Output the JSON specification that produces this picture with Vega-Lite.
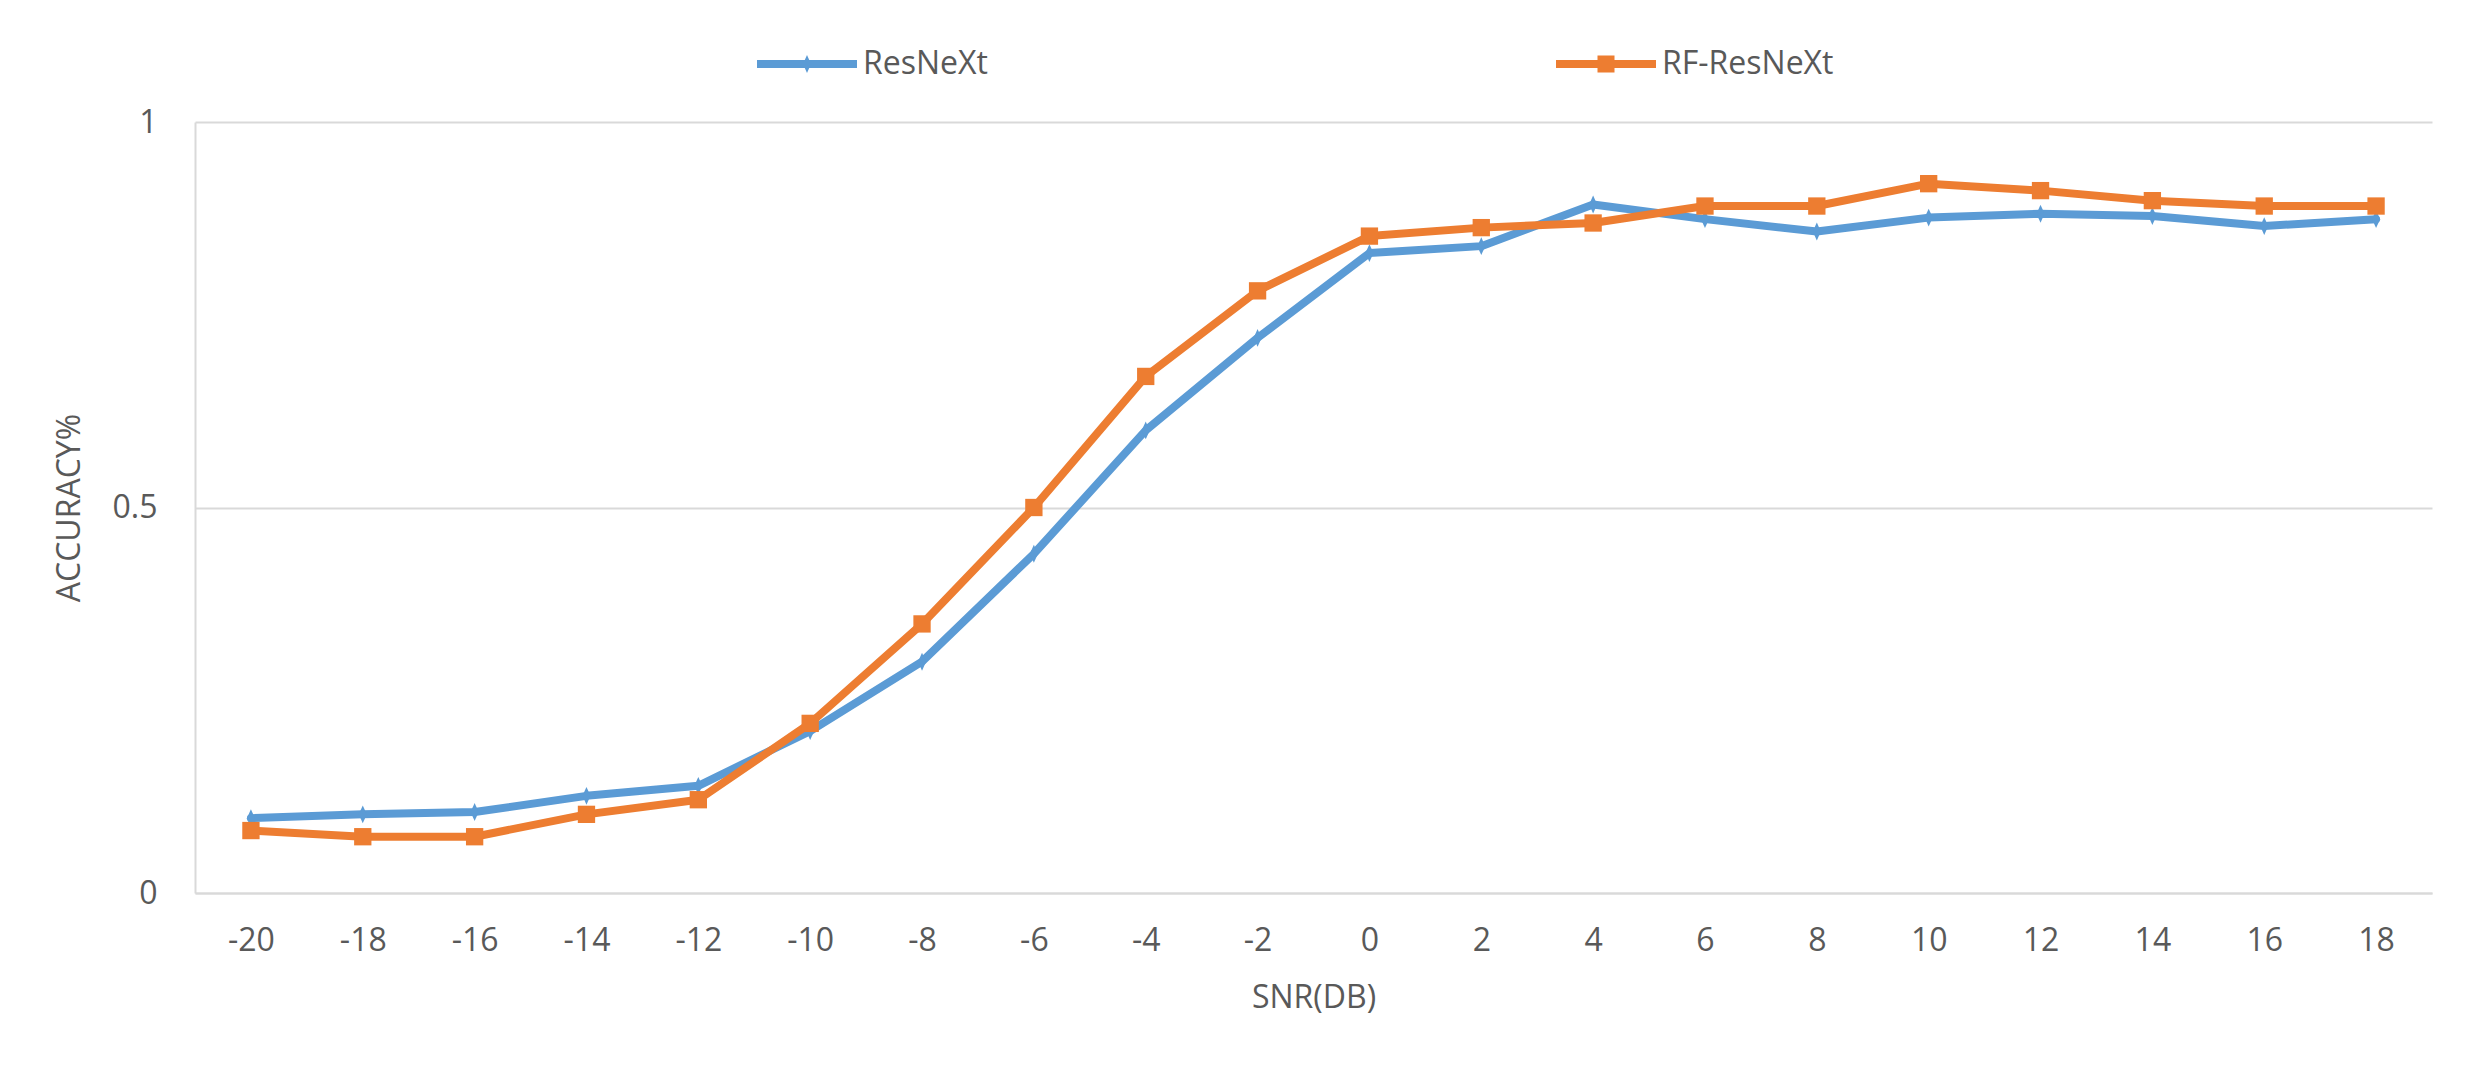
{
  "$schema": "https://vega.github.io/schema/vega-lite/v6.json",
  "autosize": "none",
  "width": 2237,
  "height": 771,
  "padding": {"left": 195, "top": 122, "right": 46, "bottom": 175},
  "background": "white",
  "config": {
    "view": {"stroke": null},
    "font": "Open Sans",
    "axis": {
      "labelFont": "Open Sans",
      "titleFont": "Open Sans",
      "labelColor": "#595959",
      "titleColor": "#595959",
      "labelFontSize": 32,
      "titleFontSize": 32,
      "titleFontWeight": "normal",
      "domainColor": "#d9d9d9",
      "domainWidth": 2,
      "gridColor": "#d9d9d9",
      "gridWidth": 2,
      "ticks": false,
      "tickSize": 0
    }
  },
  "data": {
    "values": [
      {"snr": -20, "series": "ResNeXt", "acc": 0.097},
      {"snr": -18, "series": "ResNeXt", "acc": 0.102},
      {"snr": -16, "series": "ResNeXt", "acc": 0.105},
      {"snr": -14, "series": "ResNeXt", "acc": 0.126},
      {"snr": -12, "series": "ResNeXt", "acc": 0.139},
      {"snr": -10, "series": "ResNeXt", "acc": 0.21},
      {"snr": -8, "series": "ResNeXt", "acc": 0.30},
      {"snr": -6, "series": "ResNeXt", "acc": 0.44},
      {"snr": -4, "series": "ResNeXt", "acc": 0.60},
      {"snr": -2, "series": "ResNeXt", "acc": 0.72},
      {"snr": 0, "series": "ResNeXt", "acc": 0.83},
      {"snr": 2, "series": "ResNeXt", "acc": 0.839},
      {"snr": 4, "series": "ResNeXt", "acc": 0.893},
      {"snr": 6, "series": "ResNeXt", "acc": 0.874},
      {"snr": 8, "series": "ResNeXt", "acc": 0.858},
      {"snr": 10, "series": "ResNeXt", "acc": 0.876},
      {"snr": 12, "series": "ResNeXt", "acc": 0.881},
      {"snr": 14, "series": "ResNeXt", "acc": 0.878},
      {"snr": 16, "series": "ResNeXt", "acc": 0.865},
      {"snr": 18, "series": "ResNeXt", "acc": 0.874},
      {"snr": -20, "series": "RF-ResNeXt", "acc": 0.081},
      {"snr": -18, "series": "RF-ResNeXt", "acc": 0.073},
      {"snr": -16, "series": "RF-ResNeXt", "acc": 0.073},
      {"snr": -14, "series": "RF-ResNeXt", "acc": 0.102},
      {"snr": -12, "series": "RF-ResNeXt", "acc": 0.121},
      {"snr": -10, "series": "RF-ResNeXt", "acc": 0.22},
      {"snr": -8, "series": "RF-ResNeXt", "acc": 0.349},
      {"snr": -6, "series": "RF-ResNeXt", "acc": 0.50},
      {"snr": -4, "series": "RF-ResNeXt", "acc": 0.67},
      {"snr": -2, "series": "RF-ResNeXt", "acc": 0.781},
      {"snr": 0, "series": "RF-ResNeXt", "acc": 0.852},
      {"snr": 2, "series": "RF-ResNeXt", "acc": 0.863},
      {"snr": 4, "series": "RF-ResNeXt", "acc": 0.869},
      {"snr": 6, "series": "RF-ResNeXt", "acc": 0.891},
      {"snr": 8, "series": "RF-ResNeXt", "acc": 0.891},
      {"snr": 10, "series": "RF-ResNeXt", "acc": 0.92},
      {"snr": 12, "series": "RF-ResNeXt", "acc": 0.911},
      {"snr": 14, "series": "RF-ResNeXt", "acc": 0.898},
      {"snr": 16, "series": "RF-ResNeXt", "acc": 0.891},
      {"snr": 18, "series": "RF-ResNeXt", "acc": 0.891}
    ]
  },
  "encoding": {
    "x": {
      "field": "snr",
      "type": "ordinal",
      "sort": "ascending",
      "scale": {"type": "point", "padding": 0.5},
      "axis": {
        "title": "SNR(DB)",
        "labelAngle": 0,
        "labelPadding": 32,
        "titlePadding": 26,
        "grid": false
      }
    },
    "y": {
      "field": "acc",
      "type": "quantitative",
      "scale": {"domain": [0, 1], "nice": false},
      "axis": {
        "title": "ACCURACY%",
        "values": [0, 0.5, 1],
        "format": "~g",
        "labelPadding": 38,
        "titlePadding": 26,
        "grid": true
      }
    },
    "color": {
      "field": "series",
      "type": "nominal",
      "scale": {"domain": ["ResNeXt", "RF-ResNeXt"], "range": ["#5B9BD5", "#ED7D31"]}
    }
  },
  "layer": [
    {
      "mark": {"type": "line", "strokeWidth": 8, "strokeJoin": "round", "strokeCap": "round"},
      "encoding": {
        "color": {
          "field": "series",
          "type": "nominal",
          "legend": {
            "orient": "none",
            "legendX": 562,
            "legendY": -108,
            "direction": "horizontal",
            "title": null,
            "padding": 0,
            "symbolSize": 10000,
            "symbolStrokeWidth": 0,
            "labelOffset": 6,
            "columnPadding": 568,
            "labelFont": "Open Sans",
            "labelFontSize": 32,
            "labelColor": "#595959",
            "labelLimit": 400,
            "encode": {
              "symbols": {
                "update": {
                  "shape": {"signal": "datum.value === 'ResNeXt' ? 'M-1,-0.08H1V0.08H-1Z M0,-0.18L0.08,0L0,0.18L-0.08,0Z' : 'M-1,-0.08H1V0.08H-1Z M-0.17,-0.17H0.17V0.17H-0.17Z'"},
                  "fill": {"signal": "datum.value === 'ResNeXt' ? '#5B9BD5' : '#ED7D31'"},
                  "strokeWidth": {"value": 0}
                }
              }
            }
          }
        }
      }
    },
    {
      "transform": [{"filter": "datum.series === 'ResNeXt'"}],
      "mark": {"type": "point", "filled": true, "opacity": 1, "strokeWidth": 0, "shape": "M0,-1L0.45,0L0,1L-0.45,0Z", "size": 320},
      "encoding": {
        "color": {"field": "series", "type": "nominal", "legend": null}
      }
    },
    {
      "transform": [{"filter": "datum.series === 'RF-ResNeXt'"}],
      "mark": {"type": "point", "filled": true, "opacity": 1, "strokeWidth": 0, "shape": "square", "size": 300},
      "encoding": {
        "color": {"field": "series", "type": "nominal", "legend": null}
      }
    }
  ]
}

WRITTEN PROBLEM -
In the copy, include no pictures; restate the listing above exactly.

TASK ANSWER -
Output the JSON specification that produces this picture with Vega-Lite.
{
  "$schema": "https://vega.github.io/schema/vega-lite/v6.json",
  "autosize": "none",
  "width": 2237,
  "height": 771,
  "padding": {"left": 195, "top": 122, "right": 46, "bottom": 175},
  "background": "white",
  "config": {
    "view": {"stroke": null},
    "font": "Open Sans",
    "axis": {
      "labelFont": "Open Sans",
      "titleFont": "Open Sans",
      "labelColor": "#595959",
      "titleColor": "#595959",
      "labelFontSize": 32,
      "titleFontSize": 32,
      "titleFontWeight": "normal",
      "domainColor": "#d9d9d9",
      "domainWidth": 2,
      "gridColor": "#d9d9d9",
      "gridWidth": 2,
      "ticks": false,
      "tickSize": 0
    }
  },
  "data": {
    "values": [
      {"snr": -20, "series": "ResNeXt", "acc": 0.097},
      {"snr": -18, "series": "ResNeXt", "acc": 0.102},
      {"snr": -16, "series": "ResNeXt", "acc": 0.105},
      {"snr": -14, "series": "ResNeXt", "acc": 0.126},
      {"snr": -12, "series": "ResNeXt", "acc": 0.139},
      {"snr": -10, "series": "ResNeXt", "acc": 0.21},
      {"snr": -8, "series": "ResNeXt", "acc": 0.30},
      {"snr": -6, "series": "ResNeXt", "acc": 0.44},
      {"snr": -4, "series": "ResNeXt", "acc": 0.60},
      {"snr": -2, "series": "ResNeXt", "acc": 0.72},
      {"snr": 0, "series": "ResNeXt", "acc": 0.83},
      {"snr": 2, "series": "ResNeXt", "acc": 0.839},
      {"snr": 4, "series": "ResNeXt", "acc": 0.893},
      {"snr": 6, "series": "ResNeXt", "acc": 0.874},
      {"snr": 8, "series": "ResNeXt", "acc": 0.858},
      {"snr": 10, "series": "ResNeXt", "acc": 0.876},
      {"snr": 12, "series": "ResNeXt", "acc": 0.881},
      {"snr": 14, "series": "ResNeXt", "acc": 0.878},
      {"snr": 16, "series": "ResNeXt", "acc": 0.865},
      {"snr": 18, "series": "ResNeXt", "acc": 0.874},
      {"snr": -20, "series": "RF-ResNeXt", "acc": 0.081},
      {"snr": -18, "series": "RF-ResNeXt", "acc": 0.073},
      {"snr": -16, "series": "RF-ResNeXt", "acc": 0.073},
      {"snr": -14, "series": "RF-ResNeXt", "acc": 0.102},
      {"snr": -12, "series": "RF-ResNeXt", "acc": 0.121},
      {"snr": -10, "series": "RF-ResNeXt", "acc": 0.22},
      {"snr": -8, "series": "RF-ResNeXt", "acc": 0.349},
      {"snr": -6, "series": "RF-ResNeXt", "acc": 0.50},
      {"snr": -4, "series": "RF-ResNeXt", "acc": 0.67},
      {"snr": -2, "series": "RF-ResNeXt", "acc": 0.781},
      {"snr": 0, "series": "RF-ResNeXt", "acc": 0.852},
      {"snr": 2, "series": "RF-ResNeXt", "acc": 0.863},
      {"snr": 4, "series": "RF-ResNeXt", "acc": 0.869},
      {"snr": 6, "series": "RF-ResNeXt", "acc": 0.891},
      {"snr": 8, "series": "RF-ResNeXt", "acc": 0.891},
      {"snr": 10, "series": "RF-ResNeXt", "acc": 0.92},
      {"snr": 12, "series": "RF-ResNeXt", "acc": 0.911},
      {"snr": 14, "series": "RF-ResNeXt", "acc": 0.898},
      {"snr": 16, "series": "RF-ResNeXt", "acc": 0.891},
      {"snr": 18, "series": "RF-ResNeXt", "acc": 0.891}
    ]
  },
  "encoding": {
    "x": {
      "field": "snr",
      "type": "ordinal",
      "sort": "ascending",
      "scale": {"type": "point", "padding": 0.5},
      "axis": {
        "title": "SNR(DB)",
        "labelAngle": 0,
        "labelPadding": 32,
        "titlePadding": 26,
        "grid": false
      }
    },
    "y": {
      "field": "acc",
      "type": "quantitative",
      "scale": {"domain": [0, 1], "nice": false},
      "axis": {
        "title": "ACCURACY%",
        "values": [0, 0.5, 1],
        "format": "~g",
        "labelPadding": 38,
        "titlePadding": 26,
        "grid": true
      }
    },
    "color": {
      "field": "series",
      "type": "nominal",
      "scale": {"domain": ["ResNeXt", "RF-ResNeXt"], "range": ["#5B9BD5", "#ED7D31"]}
    }
  },
  "layer": [
    {
      "mark": {"type": "line", "strokeWidth": 8, "strokeJoin": "round", "strokeCap": "round"},
      "encoding": {
        "color": {
          "field": "series",
          "type": "nominal",
          "legend": {
            "orient": "none",
            "legendX": 562,
            "legendY": -108,
            "direction": "horizontal",
            "title": null,
            "padding": 0,
            "symbolSize": 10000,
            "symbolStrokeWidth": 0,
            "labelOffset": 6,
            "columnPadding": 568,
            "labelFont": "Open Sans",
            "labelFontSize": 32,
            "labelColor": "#595959",
            "labelLimit": 400,
            "encode": {
              "symbols": {
                "update": {
                  "shape": {"signal": "datum.value === 'ResNeXt' ? 'M-1,-0.08H1V0.08H-1Z M0,-0.18L0.08,0L0,0.18L-0.08,0Z' : 'M-1,-0.08H1V0.08H-1Z M-0.17,-0.17H0.17V0.17H-0.17Z'"},
                  "fill": {"signal": "datum.value === 'ResNeXt' ? '#5B9BD5' : '#ED7D31'"},
                  "strokeWidth": {"value": 0}
                }
              }
            }
          }
        }
      }
    },
    {
      "transform": [{"filter": "datum.series === 'ResNeXt'"}],
      "mark": {"type": "point", "filled": true, "opacity": 1, "strokeWidth": 0, "shape": "M0,-1L0.45,0L0,1L-0.45,0Z", "size": 320},
      "encoding": {
        "color": {"field": "series", "type": "nominal", "legend": null}
      }
    },
    {
      "transform": [{"filter": "datum.series === 'RF-ResNeXt'"}],
      "mark": {"type": "point", "filled": true, "opacity": 1, "strokeWidth": 0, "shape": "square", "size": 300},
      "encoding": {
        "color": {"field": "series", "type": "nominal", "legend": null}
      }
    }
  ]
}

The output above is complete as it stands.